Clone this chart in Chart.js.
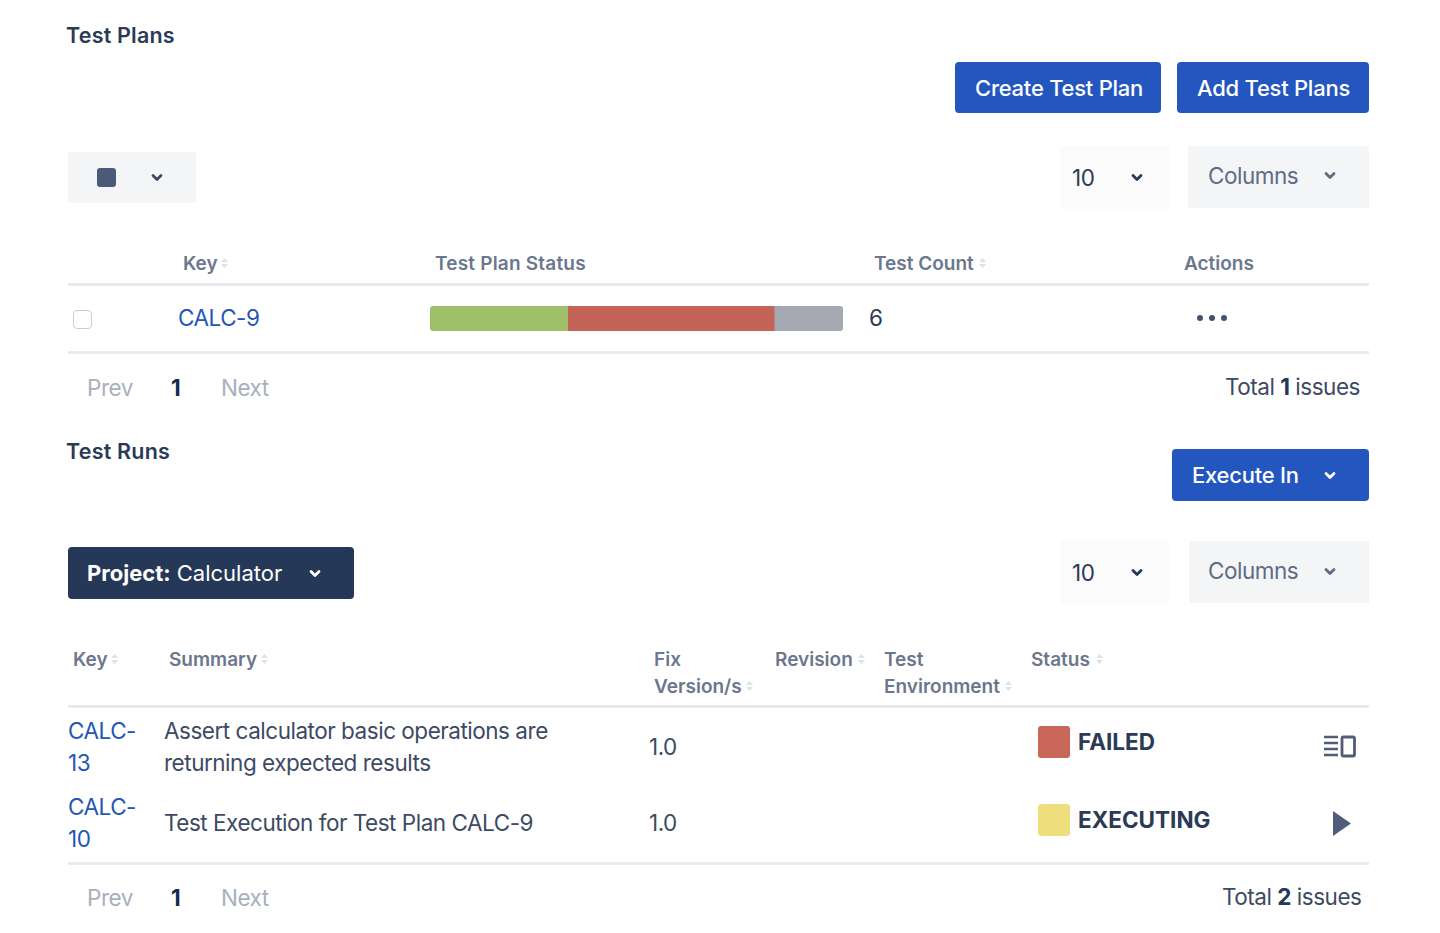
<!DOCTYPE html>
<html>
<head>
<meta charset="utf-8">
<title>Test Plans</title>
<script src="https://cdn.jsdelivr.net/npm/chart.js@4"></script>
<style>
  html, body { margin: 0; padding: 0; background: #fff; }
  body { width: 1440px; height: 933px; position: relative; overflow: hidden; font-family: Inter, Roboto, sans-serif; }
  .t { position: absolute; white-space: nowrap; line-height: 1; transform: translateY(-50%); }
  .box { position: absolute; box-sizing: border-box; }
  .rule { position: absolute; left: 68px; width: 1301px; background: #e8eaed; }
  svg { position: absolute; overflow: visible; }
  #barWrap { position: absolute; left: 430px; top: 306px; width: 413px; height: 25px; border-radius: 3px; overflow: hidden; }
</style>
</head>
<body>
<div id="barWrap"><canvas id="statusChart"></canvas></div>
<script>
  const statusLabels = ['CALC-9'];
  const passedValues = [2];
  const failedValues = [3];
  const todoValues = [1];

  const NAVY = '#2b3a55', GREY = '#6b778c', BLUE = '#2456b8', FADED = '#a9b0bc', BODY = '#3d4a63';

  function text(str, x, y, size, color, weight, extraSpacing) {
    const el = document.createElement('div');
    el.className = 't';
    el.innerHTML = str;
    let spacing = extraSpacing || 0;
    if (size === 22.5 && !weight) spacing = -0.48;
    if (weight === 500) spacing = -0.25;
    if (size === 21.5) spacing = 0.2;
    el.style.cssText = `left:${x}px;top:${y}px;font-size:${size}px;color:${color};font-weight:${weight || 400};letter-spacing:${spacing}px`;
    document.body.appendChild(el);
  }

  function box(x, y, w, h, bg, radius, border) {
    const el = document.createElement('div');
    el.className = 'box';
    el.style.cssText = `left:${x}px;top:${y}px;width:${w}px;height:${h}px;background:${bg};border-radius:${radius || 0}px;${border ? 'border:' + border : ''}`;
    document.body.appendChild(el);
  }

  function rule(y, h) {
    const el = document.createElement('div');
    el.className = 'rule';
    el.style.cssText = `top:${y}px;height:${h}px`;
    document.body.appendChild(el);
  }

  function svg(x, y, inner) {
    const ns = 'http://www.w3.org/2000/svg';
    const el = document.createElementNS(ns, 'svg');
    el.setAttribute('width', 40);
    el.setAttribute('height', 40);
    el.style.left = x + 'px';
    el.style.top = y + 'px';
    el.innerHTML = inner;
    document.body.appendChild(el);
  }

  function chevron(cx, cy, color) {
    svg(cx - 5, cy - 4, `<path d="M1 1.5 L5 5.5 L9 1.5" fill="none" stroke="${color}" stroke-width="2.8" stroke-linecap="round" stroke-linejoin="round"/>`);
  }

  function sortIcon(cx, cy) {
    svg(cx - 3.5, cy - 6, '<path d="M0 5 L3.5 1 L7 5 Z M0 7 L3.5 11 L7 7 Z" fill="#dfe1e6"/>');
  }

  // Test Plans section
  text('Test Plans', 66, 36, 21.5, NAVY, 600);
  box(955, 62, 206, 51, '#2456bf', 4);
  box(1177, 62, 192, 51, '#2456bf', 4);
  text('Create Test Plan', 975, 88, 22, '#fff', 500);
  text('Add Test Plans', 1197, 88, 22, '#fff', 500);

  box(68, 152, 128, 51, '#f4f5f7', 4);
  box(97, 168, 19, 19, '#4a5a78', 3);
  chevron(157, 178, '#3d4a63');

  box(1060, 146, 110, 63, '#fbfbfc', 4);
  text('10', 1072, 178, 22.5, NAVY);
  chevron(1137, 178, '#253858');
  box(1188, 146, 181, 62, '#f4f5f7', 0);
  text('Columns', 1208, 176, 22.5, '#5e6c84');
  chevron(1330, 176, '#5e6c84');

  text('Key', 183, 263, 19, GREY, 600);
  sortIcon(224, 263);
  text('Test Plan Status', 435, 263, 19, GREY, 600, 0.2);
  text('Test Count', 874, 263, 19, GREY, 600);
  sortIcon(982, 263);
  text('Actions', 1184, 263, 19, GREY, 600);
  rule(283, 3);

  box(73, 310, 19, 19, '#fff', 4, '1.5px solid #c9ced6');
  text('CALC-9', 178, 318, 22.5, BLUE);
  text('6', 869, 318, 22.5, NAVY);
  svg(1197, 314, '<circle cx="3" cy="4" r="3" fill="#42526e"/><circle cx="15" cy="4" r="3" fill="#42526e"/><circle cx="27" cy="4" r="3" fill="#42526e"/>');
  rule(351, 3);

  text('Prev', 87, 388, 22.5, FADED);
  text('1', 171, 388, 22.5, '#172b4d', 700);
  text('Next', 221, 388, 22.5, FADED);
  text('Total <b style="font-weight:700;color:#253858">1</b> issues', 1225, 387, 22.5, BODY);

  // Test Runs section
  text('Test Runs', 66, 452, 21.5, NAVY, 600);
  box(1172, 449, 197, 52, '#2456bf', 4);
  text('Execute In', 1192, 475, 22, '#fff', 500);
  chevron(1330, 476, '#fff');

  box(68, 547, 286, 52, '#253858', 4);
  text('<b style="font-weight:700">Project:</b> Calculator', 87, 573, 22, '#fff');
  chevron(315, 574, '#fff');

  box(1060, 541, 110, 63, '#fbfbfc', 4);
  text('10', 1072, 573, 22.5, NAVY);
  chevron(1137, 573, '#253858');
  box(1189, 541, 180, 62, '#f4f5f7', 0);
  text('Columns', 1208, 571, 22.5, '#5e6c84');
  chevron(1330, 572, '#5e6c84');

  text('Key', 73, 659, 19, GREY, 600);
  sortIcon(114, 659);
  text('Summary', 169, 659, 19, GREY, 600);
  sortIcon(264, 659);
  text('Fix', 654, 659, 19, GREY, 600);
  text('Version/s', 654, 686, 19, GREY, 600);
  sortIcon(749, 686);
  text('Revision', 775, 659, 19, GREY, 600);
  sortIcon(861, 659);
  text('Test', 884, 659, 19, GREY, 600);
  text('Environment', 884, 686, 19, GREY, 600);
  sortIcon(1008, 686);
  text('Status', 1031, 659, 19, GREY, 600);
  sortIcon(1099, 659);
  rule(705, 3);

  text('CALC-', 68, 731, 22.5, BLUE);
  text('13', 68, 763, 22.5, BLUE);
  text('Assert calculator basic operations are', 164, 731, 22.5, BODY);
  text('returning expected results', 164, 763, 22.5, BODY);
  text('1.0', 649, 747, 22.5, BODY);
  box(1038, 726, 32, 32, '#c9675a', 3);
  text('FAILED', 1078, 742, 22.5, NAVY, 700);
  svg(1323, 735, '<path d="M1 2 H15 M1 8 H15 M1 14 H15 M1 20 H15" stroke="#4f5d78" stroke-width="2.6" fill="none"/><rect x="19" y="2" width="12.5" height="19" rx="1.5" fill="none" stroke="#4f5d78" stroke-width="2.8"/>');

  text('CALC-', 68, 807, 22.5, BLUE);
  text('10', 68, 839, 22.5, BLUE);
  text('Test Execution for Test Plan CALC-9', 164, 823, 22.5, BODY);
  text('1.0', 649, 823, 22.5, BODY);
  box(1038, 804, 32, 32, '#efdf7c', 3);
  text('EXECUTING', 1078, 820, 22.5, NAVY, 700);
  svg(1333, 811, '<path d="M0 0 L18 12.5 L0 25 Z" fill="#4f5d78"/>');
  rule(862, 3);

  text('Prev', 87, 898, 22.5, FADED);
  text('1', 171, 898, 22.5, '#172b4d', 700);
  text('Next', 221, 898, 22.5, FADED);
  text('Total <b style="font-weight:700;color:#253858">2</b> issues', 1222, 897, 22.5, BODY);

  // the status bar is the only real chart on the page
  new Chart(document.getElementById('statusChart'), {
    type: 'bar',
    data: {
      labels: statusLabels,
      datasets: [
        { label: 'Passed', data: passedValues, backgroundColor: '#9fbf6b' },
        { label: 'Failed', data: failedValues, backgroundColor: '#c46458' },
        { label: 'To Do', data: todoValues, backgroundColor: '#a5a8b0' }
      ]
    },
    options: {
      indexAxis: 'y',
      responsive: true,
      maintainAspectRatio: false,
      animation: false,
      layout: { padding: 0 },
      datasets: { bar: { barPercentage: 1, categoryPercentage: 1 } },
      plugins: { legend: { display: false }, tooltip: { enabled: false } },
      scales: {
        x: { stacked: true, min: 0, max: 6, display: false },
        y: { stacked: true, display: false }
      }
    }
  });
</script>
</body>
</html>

• • •

= EXERCISE PROMPT =
Every line from the start of the listing above through the line with "const NAVY = '#2b3a55', GREY" should be repeated exactly; skip the pictures and add nothing else.

= RESULT OF THE EXERCISE =
Clone this chart in Chart.js.
<!DOCTYPE html>
<html>
<head>
<meta charset="utf-8">
<title>Test Plans</title>
<script src="https://cdn.jsdelivr.net/npm/chart.js@4"></script>
<style>
  html, body { margin: 0; padding: 0; background: #fff; }
  body { width: 1440px; height: 933px; position: relative; overflow: hidden; font-family: Inter, Roboto, sans-serif; }
  .t { position: absolute; white-space: nowrap; line-height: 1; transform: translateY(-50%); }
  .box { position: absolute; box-sizing: border-box; }
  .rule { position: absolute; left: 68px; width: 1301px; background: #e8eaed; }
  svg { position: absolute; overflow: visible; }
  #barWrap { position: absolute; left: 430px; top: 306px; width: 413px; height: 25px; border-radius: 3px; overflow: hidden; }
</style>
</head>
<body>
<div id="barWrap"><canvas id="statusChart"></canvas></div>
<script>
  const statusLabels = ['CALC-9'];
  const passedValues = [2];
  const failedValues = [3];
  const todoValues = [1];

  const NAVY = '#2b3a55', GREY = '#6b778c', BLUE = '#2456b8', FADED = '#a9b0bc', BODY = '#3d4a63';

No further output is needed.